If you take a quick trip around the Internet searching for answers about using marijuana to treat anxiety before stopping here, the answers you found were undoubtedly confusing. From bloggers touting the perfection of cannabis products to government officials and others uninformed in the science behind marijuana comparing ingesting to smoking methamphetamine.
And, yes, there are plenty of opinions to be had, and quite frankly most of them are accurate. How? Well, as with any other cannabis topic, there is plenty of room for anecdotal experience in addition to any available science about cannabis. While cannabis may work wonders for some people’s anxiety, for others it could be the worst thing they could do, possibly exacerbating existing issues or creating new problems altogether.
There is some extremely important information for anyone trying to decide if using marijuana to treat their anxiety. Marijuana can affect every brain differently, so understanding the science behind what is happening is crucial for anyone looking for true relief. But the lack of a finalized study doesn’t mean marijuana can’t or doesn’t help some people with their anxiety, and there is plenty of anecdotal evidence displaying the benefits of self-medicating with cannabis.
The Science Behind Cannabis And Anxiety
As cannabis is legalized and becomes more widely available, the known benefits of specific strains and their applications will only continue to grow. However, there is a surprising lack of literature documenting the effects of cannabis on anxiety. That being said, there are some studies that exist that seem to support the claims that cannabis can be used as a treatment for anxiety.
In a study published in The Pharmacology of Marihuana in 1976, THC was shown to have anxiolytic effects in patients with cancer. However, more recent studies have shown that in higher doses, THC actually has the opposite effect on anxiety, actually inducing a sense of panic and anxiety in those participating in the study. An article titled “Opposite Effects of Delta-9-Tetrahydrocannabinol on Human Brain Function and Psychopathy” published in Neuropsychopharmacology hints to THC’s biphasic nature as to why different doses can have different effects on the human body.
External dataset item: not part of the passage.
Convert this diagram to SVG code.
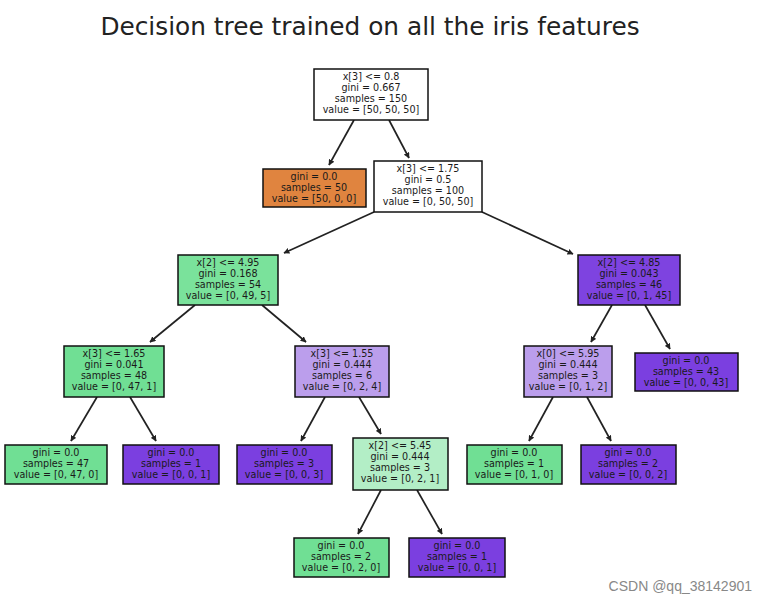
<svg xmlns="http://www.w3.org/2000/svg" width="768" height="604" viewBox="0 0 768 604">
<style>
.b{stroke:#111;stroke-width:1.5}
.t{font-family:"DejaVu Sans",sans-serif;font-size:9.6px;text-anchor:middle;fill:#1a1a1a}
.e{stroke:#222;stroke-width:1.7;fill:none;marker-end:url(#a)}
.w{fill:#fff}.o{fill:#e0843f}.g{fill:#70df94}.p{fill:#7b3fe0}
</style>
<defs><marker id="a" viewBox="0 0 10 10" refX="9" refY="5" markerWidth="6" markerHeight="6" orient="auto" markerUnits="userSpaceOnUse"><path d="M0,0 L10,5 L0,10 z" fill="#222"/></marker></defs>
<rect width="768" height="604" fill="#fff"/>
<text x="370" y="35" font-family="DejaVu Sans,sans-serif" font-size="24.8" text-anchor="middle" fill="#222">Decision tree trained on all the iris features</text>
<g id="edges">
<line class="e" x1="354" y1="120" x2="329" y2="165"/>
<line class="e" x1="389" y1="120" x2="409" y2="158"/>
<line class="e" x1="374" y1="212" x2="284" y2="253"/>
<line class="e" x1="482" y1="212" x2="573" y2="254"/>
<line class="e" x1="195" y1="305" x2="150" y2="342"/>
<line class="e" x1="262" y1="305" x2="306" y2="342"/>
<line class="e" x1="612" y1="305" x2="591" y2="342"/>
<line class="e" x1="645" y1="305" x2="670" y2="349"/>
<line class="e" x1="97" y1="397" x2="71" y2="441"/>
<line class="e" x1="130" y1="397" x2="156" y2="441"/>
<line class="e" x1="325" y1="397" x2="301" y2="441"/>
<line class="e" x1="359" y1="397" x2="381" y2="434"/>
<line class="e" x1="553" y1="397" x2="529" y2="441"/>
<line class="e" x1="587" y1="397" x2="611" y2="441"/>
<line class="e" x1="381" y1="490" x2="358" y2="534"/>
<line class="e" x1="417" y1="490" x2="442" y2="534"/>
</g>
<g id="n0"><rect class="b w" x="314" y="69" width="114" height="51"/><text class="t" x="371" y="80">x[3] &lt;= 0.8</text><text class="t" x="371" y="91">gini = 0.667</text><text class="t" x="371" y="102">samples = 150</text><text class="t" x="371" y="113">value = [50, 50, 50]</text></g>
<g id="n1"><rect class="b o" x="263" y="169" width="103" height="38"/><text class="t" x="314" y="180">gini = 0.0</text><text class="t" x="314" y="191">samples = 50</text><text class="t" x="314" y="202">value = [50, 0, 0]</text></g>
<g id="n2"><rect class="b w" x="374" y="161" width="108" height="51"/><text class="t" x="428" y="172">x[3] &lt;= 1.75</text><text class="t" x="428" y="183">gini = 0.5</text><text class="t" x="428" y="194">samples = 100</text><text class="t" x="428" y="205">value = [0, 50, 50]</text></g>
<g id="n3"><rect class="b" fill="#7ae29b" x="178" y="255" width="100" height="50"/><text class="t" x="228" y="266">x[2] &lt;= 4.95</text><text class="t" x="228" y="277">gini = 0.168</text><text class="t" x="228" y="288">samples = 54</text><text class="t" x="228" y="299">value = [0, 49, 5]</text></g>
<g id="n4"><rect class="b" fill="#7e43e0" x="578" y="255" width="102" height="50"/><text class="t" x="629" y="266">x[2] &lt;= 4.85</text><text class="t" x="629" y="277">gini = 0.043</text><text class="t" x="629" y="288">samples = 46</text><text class="t" x="629" y="299">value = [0, 1, 45]</text></g>
<g id="n5"><rect class="b g" x="64" y="346" width="100" height="51"/><text class="t" x="114" y="357">x[3] &lt;= 1.65</text><text class="t" x="114" y="368">gini = 0.041</text><text class="t" x="114" y="379">samples = 48</text><text class="t" x="114" y="390">value = [0, 47, 1]</text></g>
<g id="n6"><rect class="b" fill="#bb9eec" x="295" y="346" width="94" height="51"/><text class="t" x="342" y="357">x[3] &lt;= 1.55</text><text class="t" x="342" y="368">gini = 0.444</text><text class="t" x="342" y="379">samples = 6</text><text class="t" x="342" y="390">value = [0, 2, 4]</text></g>
<g id="n7"><rect class="b" fill="#bb9eec" x="524" y="346" width="88" height="51"/><text class="t" x="568" y="357">x[0] &lt;= 5.95</text><text class="t" x="568" y="368">gini = 0.444</text><text class="t" x="568" y="379">samples = 3</text><text class="t" x="568" y="390">value = [0, 1, 2]</text></g>
<g id="n8"><rect class="b p" x="635" y="353" width="103" height="38"/><text class="t" x="686" y="364">gini = 0.0</text><text class="t" x="686" y="375">samples = 43</text><text class="t" x="686" y="386">value = [0, 0, 43]</text></g>
<g id="n9"><rect class="b g" x="5" y="445" width="102" height="39"/><text class="t" x="56" y="456">gini = 0.0</text><text class="t" x="56" y="467">samples = 47</text><text class="t" x="56" y="478">value = [0, 47, 0]</text></g>
<g id="n10"><rect class="b p" x="123" y="445" width="96" height="39"/><text class="t" x="171" y="456">gini = 0.0</text><text class="t" x="171" y="467">samples = 1</text><text class="t" x="171" y="478">value = [0, 0, 1]</text></g>
<g id="n11"><rect class="b p" x="237" y="445" width="95" height="39"/><text class="t" x="284" y="456">gini = 0.0</text><text class="t" x="284" y="467">samples = 3</text><text class="t" x="284" y="478">value = [0, 0, 3]</text></g>
<g id="n12"><rect class="b" fill="#b3eec6" x="353" y="438" width="95" height="52"/><text class="t" x="400" y="449">x[2] &lt;= 5.45</text><text class="t" x="400" y="460">gini = 0.444</text><text class="t" x="400" y="471">samples = 3</text><text class="t" x="400" y="482">value = [0, 2, 1]</text></g>
<g id="n13"><rect class="b g" x="467" y="445" width="95" height="39"/><text class="t" x="514" y="456">gini = 0.0</text><text class="t" x="514" y="467">samples = 1</text><text class="t" x="514" y="478">value = [0, 1, 0]</text></g>
<g id="n14"><rect class="b p" x="581" y="445" width="95" height="39"/><text class="t" x="628" y="456">gini = 0.0</text><text class="t" x="628" y="467">samples = 2</text><text class="t" x="628" y="478">value = [0, 0, 2]</text></g>
<g id="n15"><rect class="b g" x="294" y="538" width="95" height="39"/><text class="t" x="341" y="549">gini = 0.0</text><text class="t" x="341" y="560">samples = 2</text><text class="t" x="341" y="571">value = [0, 2, 0]</text></g>
<g id="n16"><rect class="b p" x="409" y="538" width="96" height="39"/><text class="t" x="457" y="549">gini = 0.0</text><text class="t" x="457" y="560">samples = 1</text><text class="t" x="457" y="571">value = [0, 0, 1]</text></g>
<text x="752" y="591" font-family="Liberation Sans,sans-serif" font-size="14" text-anchor="end" fill="#888">CSDN @qq_38142901</text>
</svg>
A landmark study undertaken by the Washington State University examined exactly the idea at hand here – how did people feel after smoking specific quantities of strains at home. “Their work, published [April 2018] in the Journal of Affective Disorders, suggests smoking cannabis can significantly reduce short-term levels of depression, anxiety, and stress but may contribute to worse overall feelings of depression over time.” The difference between this study and others that have been previously conducted is that subjects were tested while the effects of inhaled cannabis versus orally administered THC pills.
An article in the WSU Insider explains their findings:
“The WSU research team found that one puff of cannabis high in CBD and low in THC was optimal for reducing symptoms of depression, two puffs of any type of cannabis was sufficient to reduce symptoms of anxiety, while 10 or more puffs of cannabis high in CBD and high in THC produced the largest reductions in stress.
A lot of consumers seem to be under the false assumption that more THC is always better,” [Carrie Cuttler, clinical assistant professor of psychology at WSU and lead author of the study] said. “Our study shows that CBD is also a very important ingredient in cannabis and may augment some of the positive effects of THC.”
If you are going to give self-medicating a shot, there are a few extremely important things to keep in mind. First, if and when you visit your medical professional(s), disclose your use of marijuana. These people are not cops and have absolutely no care in the world about you smoking pot, except in how it relates to your medical condition. Second, listen to your doctor if they talk about not mixing or being careful with the two. Everyone’s body chemistry is different, and your doctor may need to watch for specific reactions or have questions about how your medication is working.
In nearly every community in the country, smoking weed instead of or alongside using pharmaceuticals to treat anxiety still makes the user some kind of degenerate hoodlum. Thanks to this antiquated thought process, there are countless prime candidates for using marijuana to treat anxiety who are turned away by the thought of being stigmatized.
This stigma doesn’t just exist in small town America. Recently, Paris Jackson, daughter of Michael Jackson and generally extremely famous and wealthy person, was attacked on Twitter about her use of marijuana to treat her anxiety, with a user comparing it to meth. The 21-year-old model fired back at the accusation, saying: “Because an organic medicinal plant from mother earth with dozens of healing properties that is legal where i live and used to help suffering people around the world = meth. Instead of taking poisonous addictive pharmaceuticals, this incredible medicine from the earth has been prescribed to me to help with my depression, anxiety, ptsd, and insomnia.” (SOURCE)
Should I Use Weed For Anxiety?
When it comes down to it, you should smoke, eat, or otherwise ingest weed because you like how it makes you feel. For some people that means smoking CBD-dominant strains to help with their headaches. Others use a THC-CBD 1:1 tincture to help them sleep. This writer uses THC-heavy cannabis to treat a number of ailments, including anxiety. So, should you use weed to treat your anxiety? There’s only one way to find out: try!